El aluvión de muerte y destrucción en Valencia ha puesto a un país demasiado ocupado en lo intangible y lo inmediato ante el espejo de sus propias ineficiencias e incapacidades. La realidad se ha impuesto en forma de cadáveres, que hoy son ya carnaza para la bronca política sin que ni siquiera las aguas hayan vuelto a su cauce. España necesita poder enterrar a sus muertos con dignidad; pero también realizar un profundo análisis sobre sus protocolos, que hoy parecen una habitación del pánico donde esconderse y eludir responsabilidades.
Aun comprendiendo la magnitud de las fuerzas de la naturaleza, es evidente que hay demasiadas cosas que no se han hecho bien. Es importante extraer de ello lecciones operativas: reformar leyes, elaborar protocolos más simples, mejorar la cooperación, reducir la discrecionalidad, contar con dotaciones suficientes e incidir en la comunicación y la educación de la sociedad. Sin embargo, 40 años después, sería oportuno un análisis sereno sobre las ineficiencias del Estado de las Autonomías sin que ello signifique una enmienda a la totalidad o una amenaza de vuelta atrás. En términos generales, el sistema ha sido un éxito, por ejemplo, en la extensión y fortalecimiento del Estado de Bienestar, pero adolece de eficacia en otras cuestiones, como la unidad de mercado, las garantías de igualdad de todos los españoles o - ahora se ha visto, aunque ya se pudo intuir durante la pandemia - a la hora de abordar grandes catástrofes o situaciones de emergencia que superen de facto los recursos de los territorios. Sin embargo, cualquier fortalecimiento de las competencias o capacidades del Gobierno central, sea cual sea su naturaleza, se encuentra con la oposición irracional e infantil de las formaciones nacionalistas periféricas que imponen su criterio, aunque se vean perjudicadas. El reciente episodio de sequía en Cataluña es un buen ejemplo.

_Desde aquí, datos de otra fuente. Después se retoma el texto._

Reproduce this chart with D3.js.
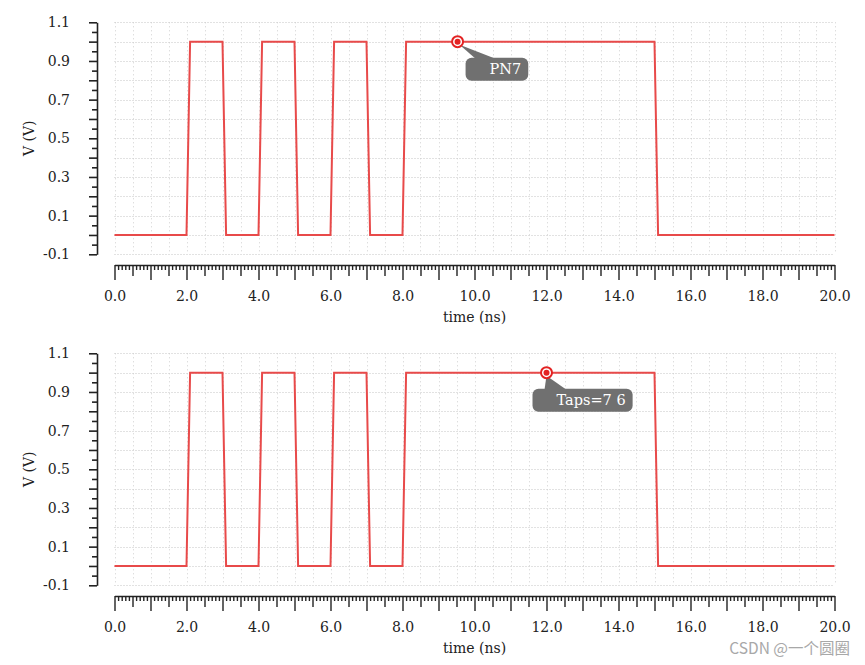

Tan importante, como las lecciones operativas son las enseñanzas políticas. La polarización de la vida pública española y el cortoplacismo electoral que se ha instalado en nuestras elites con toda la fanfarria de las guerras culturales ha despegado la política de la realidad y ha sustituido el servicio a los ciudadanos por una amalgama de debates diletantes, fútiles e interesados; tan cargados de oportunismo como egoístas, y tan inútiles para el futuro como una carta a los Reyes Magos. El sistema político español tiene verdaderos problemas para leer la realidad en el terreno y así es muy complicado encontrar soluciones. La imposibilidad de plantear un proyecto de país a medio plazo nos lleva a confundir las prioridades y, generalmente, en la atenda pública no suelen estar las personas a pie de calle, que son mayoría, a quienes solo se tiene en cuenta unos días cuando aparecen muertas… a borbotones.